RYour turn: match an event to a window
# Try it: match t = 3 to one of two windows ex_windows <- data.table(g = "x", start = c(0, 10), end = c(5, 15)) ex_event <- data.table(g = "x", t1 = 3, t2 = 3) ex_match <- # your code here ex_match #> Expected: one row with start = 0, end = 5

  
Click to reveal solution
RSolution
library(data.table) ex_windows <- data.table(g = "x", start = c(0, 10), end = c(5, 15)) ex_event <- data.table(g = "x", t1 = 3, t2 = 3) setkey(ex_windows, g, start, end) ex_match <- foverlaps(ex_event, ex_windows, by.x = c("g", "t1", "t2")) ex_match #> g start end t1 t2 #> <char> <num> <num> <num> <num> #> 1: x 0 5 3 3

  

Explanation: After keying ex_windows on g, start, end, foverlaps() knows which columns define the interval. The event t = 3 falls inside the first window only, so the second window is filtered out.

These functions pair naturally with foverlaps() for keyed and joined work:

  • setkey() sorts and indexes the right-hand table before any overlap join.
  • merge() performs a standard equi-join when no interval logic is needed.
  • shift() lags or leads a column, often used to build a [start, end] pair.
  • rbindlist() stacks the rows returned from many overlap joins quickly.

See the official data.table foverlaps reference for the full argument list.

FAQ

What is the difference between foverlaps and merge in data.table?

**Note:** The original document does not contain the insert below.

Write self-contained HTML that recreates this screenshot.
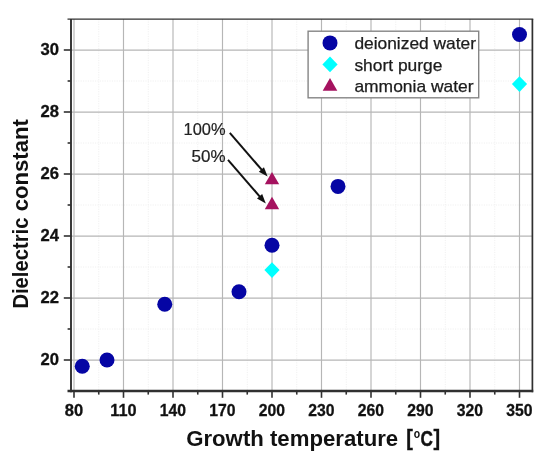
<!DOCTYPE html>
<html lang="en"><head><meta charset="utf-8"><title>Dielectric constant vs growth temperature</title>
<style>html,body{margin:0;padding:0;background:#fff}svg{display:block}text{font-family:"Liberation Sans",Arial,sans-serif}.b{font-weight:bold;fill:#111}.tk{stroke:#111;stroke-width:.3px}.tk{font-size:16.4px}.tt{font-size:22.6px}.lg{font-size:16.2px;fill:#1c1c1c;stroke:#1c1c1c;stroke-width:.25px}.an{font-size:15.6px;fill:#222;stroke:#222;stroke-width:.2px}</style></head><body>
<svg width="550" height="460" viewBox="0 0 550 460">
<rect width="550" height="460" fill="#fff"/>
<g stroke="#f0f0f0" stroke-width="1" stroke-dasharray="1.2,1.2" fill="none">
<line x1="98.75" y1="19.1" x2="98.75" y2="391.0"/>
<line x1="148.25" y1="19.1" x2="148.25" y2="391.0"/>
<line x1="197.75" y1="19.1" x2="197.75" y2="391.0"/>
<line x1="247.25" y1="19.1" x2="247.25" y2="391.0"/>
<line x1="296.75" y1="19.1" x2="296.75" y2="391.0"/>
<line x1="346.25" y1="19.1" x2="346.25" y2="391.0"/>
<line x1="395.75" y1="19.1" x2="395.75" y2="391.0"/>
<line x1="445.25" y1="19.1" x2="445.25" y2="391.0"/>
<line x1="494.75" y1="19.1" x2="494.75" y2="391.0"/>
<line x1="71.0" y1="329.00" x2="532.4" y2="329.00"/>
<line x1="71.0" y1="267.00" x2="532.4" y2="267.00"/>
<line x1="71.0" y1="205.00" x2="532.4" y2="205.00"/>
<line x1="71.0" y1="143.00" x2="532.4" y2="143.00"/>
<line x1="71.0" y1="81.00" x2="532.4" y2="81.00"/>
</g>
<g stroke="#b6b6b6" stroke-width="1.15" fill="none">
<line x1="74.00" y1="19.1" x2="74.00" y2="391.0"/>
<line x1="123.50" y1="19.1" x2="123.50" y2="391.0"/>
<line x1="173.00" y1="19.1" x2="173.00" y2="391.0"/>
<line x1="222.50" y1="19.1" x2="222.50" y2="391.0"/>
<line x1="272.00" y1="19.1" x2="272.00" y2="391.0"/>
<line x1="321.50" y1="19.1" x2="321.50" y2="391.0"/>
<line x1="371.00" y1="19.1" x2="371.00" y2="391.0"/>
<line x1="420.50" y1="19.1" x2="420.50" y2="391.0"/>
<line x1="470.00" y1="19.1" x2="470.00" y2="391.0"/>
<line x1="519.50" y1="19.1" x2="519.50" y2="391.0"/>
<line x1="71.0" y1="360.15" x2="532.4" y2="360.15"/>
<line x1="71.0" y1="298.15" x2="532.4" y2="298.15"/>
<line x1="71.0" y1="236.15" x2="532.4" y2="236.15"/>
<line x1="71.0" y1="174.15" x2="532.4" y2="174.15"/>
<line x1="71.0" y1="112.15" x2="532.4" y2="112.15"/>
<line x1="71.0" y1="50.15" x2="532.4" y2="50.15"/>
</g>
<g stroke="#303030" fill="none" stroke-linecap="butt">
<line x1="67.5" y1="19.1" x2="533.25" y2="19.1" stroke-width="1.4"/>
<line x1="532.4" y1="19.1" x2="532.4" y2="392.2" stroke-width="1.7"/>
<line x1="71.0" y1="19.1" x2="71.0" y2="392.2" stroke-width="1.9"/>
<line x1="67.5" y1="391.0" x2="533.25" y2="391.0" stroke-width="2.4"/>
<g stroke-width="1.6">
<line x1="74.00" y1="391.0" x2="74.00" y2="397.8"/>
<line x1="123.50" y1="391.0" x2="123.50" y2="397.8"/>
<line x1="173.00" y1="391.0" x2="173.00" y2="397.8"/>
<line x1="222.50" y1="391.0" x2="222.50" y2="397.8"/>
<line x1="272.00" y1="391.0" x2="272.00" y2="397.8"/>
<line x1="321.50" y1="391.0" x2="321.50" y2="397.8"/>
<line x1="371.00" y1="391.0" x2="371.00" y2="397.8"/>
<line x1="420.50" y1="391.0" x2="420.50" y2="397.8"/>
<line x1="470.00" y1="391.0" x2="470.00" y2="397.8"/>
<line x1="519.50" y1="391.0" x2="519.50" y2="397.8"/>
<line x1="98.75" y1="391.0" x2="98.75" y2="394.6"/>
<line x1="148.25" y1="391.0" x2="148.25" y2="394.6"/>
<line x1="197.75" y1="391.0" x2="197.75" y2="394.6"/>
<line x1="247.25" y1="391.0" x2="247.25" y2="394.6"/>
<line x1="296.75" y1="391.0" x2="296.75" y2="394.6"/>
<line x1="346.25" y1="391.0" x2="346.25" y2="394.6"/>
<line x1="395.75" y1="391.0" x2="395.75" y2="394.6"/>
<line x1="445.25" y1="391.0" x2="445.25" y2="394.6"/>
<line x1="494.75" y1="391.0" x2="494.75" y2="394.6"/>
<line x1="63.8" y1="360.00" x2="71.0" y2="360.00"/>
<line x1="63.8" y1="298.00" x2="71.0" y2="298.00"/>
<line x1="63.8" y1="236.00" x2="71.0" y2="236.00"/>
<line x1="63.8" y1="174.00" x2="71.0" y2="174.00"/>
<line x1="63.8" y1="112.00" x2="71.0" y2="112.00"/>
<line x1="63.8" y1="50.00" x2="71.0" y2="50.00"/>
<line x1="67.6" y1="329.00" x2="71.0" y2="329.00"/>
<line x1="67.6" y1="267.00" x2="71.0" y2="267.00"/>
<line x1="67.6" y1="205.00" x2="71.0" y2="205.00"/>
<line x1="67.6" y1="143.00" x2="71.0" y2="143.00"/>
<line x1="67.6" y1="81.00" x2="71.0" y2="81.00"/>
</g></g>
<g class="b tk">
<text x="59.1" y="364.90" text-anchor="end" textLength="18.5" lengthAdjust="spacingAndGlyphs">20</text>
<text x="59.1" y="302.90" text-anchor="end" textLength="18.5" lengthAdjust="spacingAndGlyphs">22</text>
<text x="59.1" y="240.90" text-anchor="end" textLength="18.5" lengthAdjust="spacingAndGlyphs">24</text>
<text x="59.1" y="178.90" text-anchor="end" textLength="18.5" lengthAdjust="spacingAndGlyphs">26</text>
<text x="59.1" y="116.90" text-anchor="end" textLength="18.5" lengthAdjust="spacingAndGlyphs">28</text>
<text x="59.1" y="54.90" text-anchor="end" textLength="18.5" lengthAdjust="spacingAndGlyphs">30</text>
<text x="74.00" y="416.1" text-anchor="middle" textLength="18.4" lengthAdjust="spacingAndGlyphs">80</text>
<text x="123.50" y="416.1" text-anchor="middle" textLength="26.3" lengthAdjust="spacingAndGlyphs">110</text>
<text x="173.00" y="416.1" text-anchor="middle" textLength="26.3" lengthAdjust="spacingAndGlyphs">140</text>
<text x="222.50" y="416.1" text-anchor="middle" textLength="26.3" lengthAdjust="spacingAndGlyphs">170</text>
<text x="272.00" y="416.1" text-anchor="middle" textLength="26.3" lengthAdjust="spacingAndGlyphs">200</text>
<text x="321.50" y="416.1" text-anchor="middle" textLength="26.3" lengthAdjust="spacingAndGlyphs">230</text>
<text x="371.00" y="416.1" text-anchor="middle" textLength="26.3" lengthAdjust="spacingAndGlyphs">260</text>
<text x="420.50" y="416.1" text-anchor="middle" textLength="26.3" lengthAdjust="spacingAndGlyphs">290</text>
<text x="470.00" y="416.1" text-anchor="middle" textLength="26.3" lengthAdjust="spacingAndGlyphs">320</text>
<text x="519.50" y="416.1" text-anchor="middle" textLength="26.3" lengthAdjust="spacingAndGlyphs">350</text>
</g>
<text class="b tt" x="186.2" y="445.8" textLength="212" lengthAdjust="spacingAndGlyphs">Growth temperature</text>
<text class="b tt" stroke="#111" stroke-width=".4" x="406.3" y="444.6" textLength="6.6" lengthAdjust="spacingAndGlyphs">[</text>
<text class="b" font-size="12.4px" x="413.7" y="438.2" textLength="6.4" lengthAdjust="spacingAndGlyphs">o</text>
<text class="b tt" stroke="#111" stroke-width=".5" x="420.4" y="445.8" textLength="12.4" lengthAdjust="spacingAndGlyphs">C</text>
<text class="b tt" stroke="#111" stroke-width=".4" x="433.6" y="444.6" textLength="6.6" lengthAdjust="spacingAndGlyphs">]</text>
<text class="b tt" transform="translate(27.7 308.6) rotate(-90)" textLength="91" lengthAdjust="spacingAndGlyphs">Dielectric</text>
<text class="b tt" transform="translate(27.7 211.2) rotate(-90)" textLength="92" lengthAdjust="spacingAndGlyphs">constant</text>
<g fill="#0505a4">
<circle cx="82.25" cy="366.20" r="7.5"/>
<circle cx="107.00" cy="360.00" r="7.5"/>
<circle cx="164.75" cy="304.20" r="7.5"/>
<circle cx="239.00" cy="291.80" r="7.5"/>
<circle cx="272.00" cy="245.30" r="7.5"/>
<circle cx="338.00" cy="186.40" r="7.5"/>
<circle cx="519.50" cy="34.50" r="7.5"/>
</g>
<g fill="#0ff">
<path d="M272.00 262.20L279.60 270.10L272.00 278.00L264.40 270.10Z"/>
<path d="M519.50 76.20L527.10 84.10L519.50 92.00L511.90 84.10Z"/>
</g>
<g fill="#a5125f">
<path d="M272.00 171.93L279.20 184.33L264.80 184.33Z"/>
<path d="M272.00 196.73L279.20 209.13L264.80 209.13Z"/>
</g>
<g class="an">
<text x="183.6" y="135.2" textLength="42" lengthAdjust="spacingAndGlyphs">100%</text>
<text x="191.6" y="162.0" textLength="34" lengthAdjust="spacingAndGlyphs">50%</text>
</g>
<line x1="229.80" y1="132.90" x2="262.04" y2="170.17" stroke="#111" stroke-width="2.0"/><path fill="#111" d="M267.60 176.60L258.81 171.64L263.96 167.19Z"/>
<line x1="228.00" y1="159.80" x2="260.24" y2="197.07" stroke="#111" stroke-width="2.0"/><path fill="#111" d="M265.80 203.50L257.01 198.54L262.16 194.09Z"/>
<rect x="308.1" y="31.2" width="170.6" height="66.6" fill="#fff" stroke="#858585" stroke-width="1.4"/>
<circle cx="330" cy="42.9" r="7.5" fill="#0505a4"/>
<g fill="#0ff"><path d="M330.00 56.50L337.60 64.40L330.00 72.30L322.40 64.40Z"/></g>
<g fill="#a5125f"><path d="M330.00 78.03L337.30 90.73L322.70 90.73Z"/></g>
<g class="lg">
<text x="354.4" y="48.6" textLength="121.6" lengthAdjust="spacingAndGlyphs">deionized water</text>
<text x="354.4" y="70.6" textLength="88" lengthAdjust="spacingAndGlyphs">short purge</text>
<text x="354.4" y="92.0" textLength="119.2" lengthAdjust="spacingAndGlyphs">ammonia water</text>
</g>
</svg></body></html>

merge() (or the y[x, on = ...] syntax) matches rows by equal key values. foverlaps() matches rows whose intervals overlap, so the join condition is x.start <= y.end AND x.end >= y.start rather than x.id == y.id. Use merge() when you have shared identifiers and foverlaps() when you need interval logic such as "event falls inside session" or "two date ranges intersect".

Why does foverlaps require setkey on y?

The function uses the key on y to identify the interval columns and to drive a binary-search-based scan that avoids comparing every pair of rows. Without a key it cannot know which columns are the start and end of the range, so it stops with an explicit error. Always call setkey(y, group_cols, start, end) first; the last two key columns must be the interval bounds.

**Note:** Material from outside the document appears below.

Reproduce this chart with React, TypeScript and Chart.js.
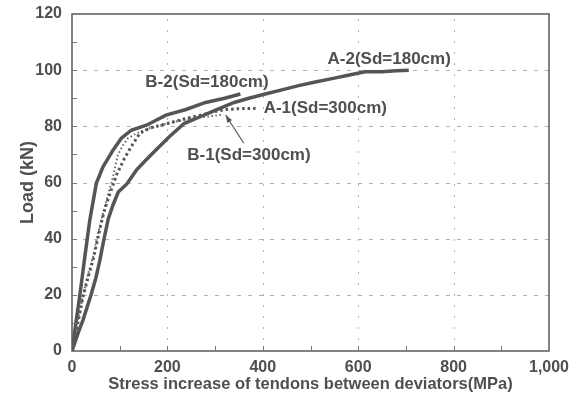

Can foverlaps join on more than just intervals?

Yes. Any columns listed before start and end in the key are treated as equi-join columns. For example, setkey(y, region, from, to) joins rows only when region matches exactly and the date range overlaps. This is how you join interval data within groups, such as price windows per region or sessions per user.

How is foverlaps different from a rolling join?

A rolling join (y[x, on = "date", roll = TRUE]) finds the single nearest preceding key value for each row. An overlap join returns every y row whose interval intersects the x interval. Use rolling joins for snapshot-style lookups, such as the most recent price before a transaction, and foverlaps() when one or both sides has a range with a defined start and end.